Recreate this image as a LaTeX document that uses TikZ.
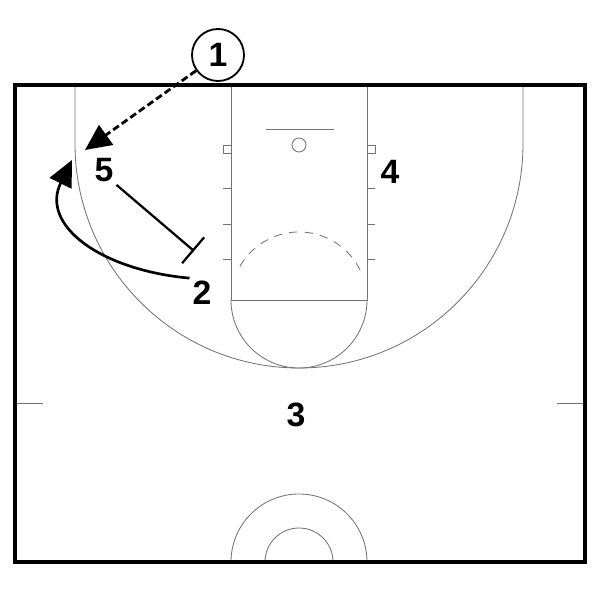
\documentclass[tikz,border=0pt]{standalone}
\usepackage{fontspec}
\setmainfont{Liberation Sans}
\usepackage{tikz}
\usetikzlibrary{arrows.meta}

\tikzset{
	court/.style={line width=0.6pt, black!55},
	boundary/.style={line width=2.8pt, black},
	player/.style={font=\fontsize{24}{28}\selectfont\bfseries, inner sep=2pt},
	ballhandler/.style={player, draw, circle, line width=1.3pt, minimum size=1.3cm, inner sep=0pt},
	pass/.style={line width=2pt, dash pattern=on 5pt off 2.5pt, -{Triangle[length=6.5mm, width=6mm]}},
	cut/.style={line width=1.9pt, -{Triangle[length=6.5mm, width=6mm]}},
	screen/.style={line width=1.6pt, -{Bar[width=8.5mm, line width=1.6pt]}},
}

\begin{document}
\begin{tikzpicture}[x=0.025cm, y=0.025cm]
		\useasboundingbox (0,0) rectangle (600,600);
		% lane and free throw circle
		\draw [court] (231,515) -- (231,300) -- (367,300) -- (367,515);
		\draw [court] (231,300) arc [start angle=180, end angle=360, radius=68];
		\draw [court, dashed, dash pattern=on 6pt off 5pt] (299,300) ++(26:68) arc [start angle=26, end angle=154, radius=68];
		% three point line
		\draw [court] (75,515) -- (75,456) arc [start angle=180, end angle=360, radius=224] -- (523,515);
		% basket
		\draw [court] (266,471) -- (334,471);
		\draw [court] (299,455) circle [radius=7];
		% lane marks
		\draw [court] (223,447) rectangle (231,455);
		\draw [court] (367,447) rectangle (375,455);
		\foreach \y in {412,376,341}{
			\draw [court] (223,\y) -- (231,\y);
			\draw [court] (367,\y) -- (375,\y);
		}
		% side marks
		\draw [court] (15,197) -- (43,197);
		\draw [court] (557,197) -- (585,197);
		% center circle
		\draw [court] (231,38) arc [start angle=180, end angle=0, radius=68];
		\draw [court] (265,38) arc [start angle=180, end angle=0, radius=34];
		% boundary
		\draw [boundary] (15,38) rectangle (585,515);

		% players
		\node [ballhandler] (p1) at (218,545) {1};
		\node [player] (p2) at (202,307) {2};
		\node [player] (p3) at (296,185) {3};
		\node [player] (p4) at (390,428) {4};
		\node [player] (p5) at (104,430) {5};
		\coordinate (passend) at (85,450);
		\coordinate (cutend) at (72,440);
		\coordinate (screenend) at (194,349);

		% actions
		\draw [pass] (p1) -- (passend);
		\draw [screen] (p5.south east) -- (screenend);
		\draw [cut] (p2.north west) .. controls (100,330) and (40,375) .. (cutend);
	\end{tikzpicture}
\end{document}
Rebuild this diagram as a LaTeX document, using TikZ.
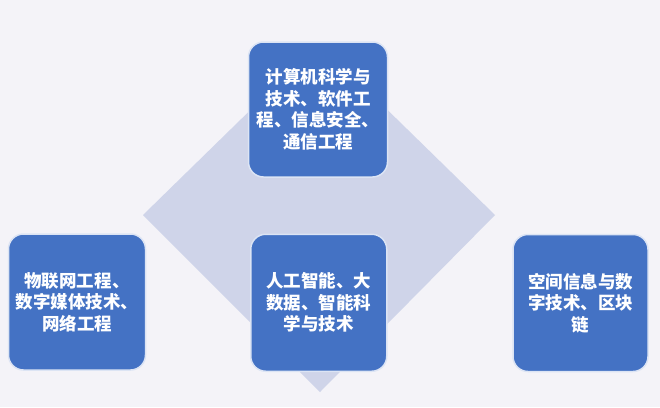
\documentclass[tikz,border=0pt]{standalone}
\usepackage{fontspec}
\newfontfamily\cjk{Noto Sans CJK SC}
\definecolor{bgc}{HTML}{F4F3F8}
\definecolor{dia}{HTML}{CFD4E9}
\definecolor{boxc}{HTML}{4472C4}
\definecolor{boxe}{HTML}{DCE4F4}
\tikzset{
  cbox/.style={draw=boxe, line width=1.5pt, fill=boxc, rounded corners=15pt,
    text=white, align=center, inner sep=0pt,
    font=\cjk\bfseries\fontsize{17.5}{21.5}\selectfont},
}
\begin{document}
\begin{tikzpicture}[x=1pt,y=-1pt]
\fill[bgc] (0,0) rectangle (660,407);
\useasboundingbox (0,0) rectangle (660,407);
\fill[dia] (143,215) -- (319,43) -- (495,215) -- (320,392) -- cycle;
\node[cbox, minimum width=139pt, minimum height=135pt] (top) at (318,109.5)
  {计算机科学与\\技术、软件工\\程、信息安全、\\通信工程};
\node[cbox, minimum width=137pt, minimum height=136pt] (left) at (77,302)
  {物联网工程、\\数字媒体技术、\\网络工程};
\node[cbox, minimum width=136pt, minimum height=137pt] (mid) at (318.75,302.75)
  {人工智能、大\\数据、智能科\\学与技术};
\node[cbox, minimum width=135pt, minimum height=137pt] (right) at (580.5,303)
  {空间信息与数\\字技术、区块\\链};
\end{tikzpicture}
\end{document}
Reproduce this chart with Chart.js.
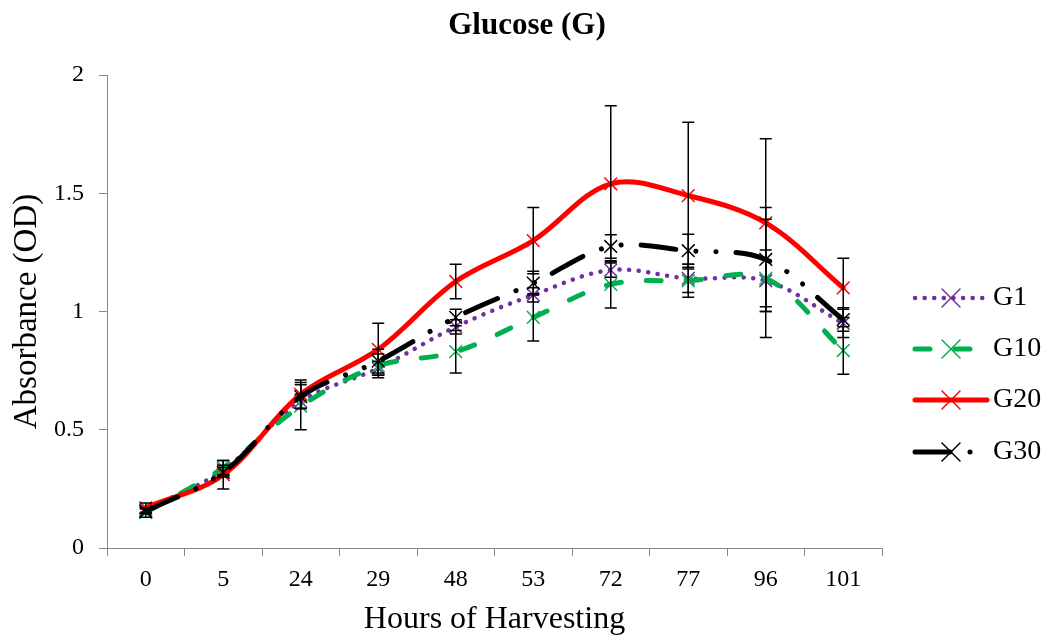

^^^^^^^^^^^^^^^^

Task statement: All of the material above is to be copied exactly, except for its images.

Exercise response:
Recreate this image as a LaTeX document that uses TikZ.
\documentclass[tikz,border=0pt]{standalone}
\usepackage{fontspec}
\setmainfont{Liberation Sans}
\usepackage{tikz}
\usetikzlibrary{arrows.meta}

\tikzset{
	court/.style={line width=0.6pt, black!55},
	boundary/.style={line width=2.8pt, black},
	player/.style={font=\fontsize{24}{28}\selectfont\bfseries, inner sep=2pt},
	ballhandler/.style={player, draw, circle, line width=1.3pt, minimum size=1.3cm, inner sep=0pt},
	pass/.style={line width=2pt, dash pattern=on 5pt off 2.5pt, -{Triangle[length=6.5mm, width=6mm]}},
	cut/.style={line width=1.9pt, -{Triangle[length=6.5mm, width=6mm]}},
	screen/.style={line width=1.6pt, -{Bar[width=8.5mm, line width=1.6pt]}},
}

\begin{document}
\begin{tikzpicture}[x=0.025cm, y=0.025cm]
		\useasboundingbox (0,0) rectangle (600,600);
		% lane and free throw circle
		\draw [court] (231,515) -- (231,300) -- (367,300) -- (367,515);
		\draw [court] (231,300) arc [start angle=180, end angle=360, radius=68];
		\draw [court, dashed, dash pattern=on 6pt off 5pt] (299,300) ++(26:68) arc [start angle=26, end angle=154, radius=68];
		% three point line
		\draw [court] (75,515) -- (75,456) arc [start angle=180, end angle=360, radius=224] -- (523,515);
		% basket
		\draw [court] (266,471) -- (334,471);
		\draw [court] (299,455) circle [radius=7];
		% lane marks
		\draw [court] (223,447) rectangle (231,455);
		\draw [court] (367,447) rectangle (375,455);
		\foreach \y in {412,376,341}{
			\draw [court] (223,\y) -- (231,\y);
			\draw [court] (367,\y) -- (375,\y);
		}
		% side marks
		\draw [court] (15,197) -- (43,197);
		\draw [court] (557,197) -- (585,197);
		% center circle
		\draw [court] (231,38) arc [start angle=180, end angle=0, radius=68];
		\draw [court] (265,38) arc [start angle=180, end angle=0, radius=34];
		% boundary
		\draw [boundary] (15,38) rectangle (585,515);

		% players
		\node [ballhandler] (p1) at (218,545) {1};
		\node [player] (p2) at (202,307) {2};
		\node [player] (p3) at (296,185) {3};
		\node [player] (p4) at (390,428) {4};
		\node [player] (p5) at (104,430) {5};
		\coordinate (passend) at (85,450);
		\coordinate (cutend) at (72,440);
		\coordinate (screenend) at (194,349);

		% actions
		\draw [pass] (p1) -- (passend);
		\draw [screen] (p5.south east) -- (screenend);
		\draw [cut] (p2.north west) .. controls (100,330) and (40,375) .. (cutend);
	\end{tikzpicture}
\end{document}
Rebuild this diagram as a LaTeX document, using TikZ.
\documentclass[tikz,border=0pt]{standalone}
\usepackage{fontspec}
\newfontfamily\cjk{Noto Sans CJK SC}
\definecolor{bgc}{HTML}{F4F3F8}
\definecolor{dia}{HTML}{CFD4E9}
\definecolor{boxc}{HTML}{4472C4}
\definecolor{boxe}{HTML}{DCE4F4}
\tikzset{
  cbox/.style={draw=boxe, line width=1.5pt, fill=boxc, rounded corners=15pt,
    text=white, align=center, inner sep=0pt,
    font=\cjk\bfseries\fontsize{17.5}{21.5}\selectfont},
}
\begin{document}
\begin{tikzpicture}[x=1pt,y=-1pt]
\fill[bgc] (0,0) rectangle (660,407);
\useasboundingbox (0,0) rectangle (660,407);
\fill[dia] (143,215) -- (319,43) -- (495,215) -- (320,392) -- cycle;
\node[cbox, minimum width=139pt, minimum height=135pt] (top) at (318,109.5)
  {计算机科学与\\技术、软件工\\程、信息安全、\\通信工程};
\node[cbox, minimum width=137pt, minimum height=136pt] (left) at (77,302)
  {物联网工程、\\数字媒体技术、\\网络工程};
\node[cbox, minimum width=136pt, minimum height=137pt] (mid) at (318.75,302.75)
  {人工智能、大\\数据、智能科\\学与技术};
\node[cbox, minimum width=135pt, minimum height=137pt] (right) at (580.5,303)
  {空间信息与数\\字技术、区块\\链};
\end{tikzpicture}
\end{document}
Reproduce this chart with Chart.js.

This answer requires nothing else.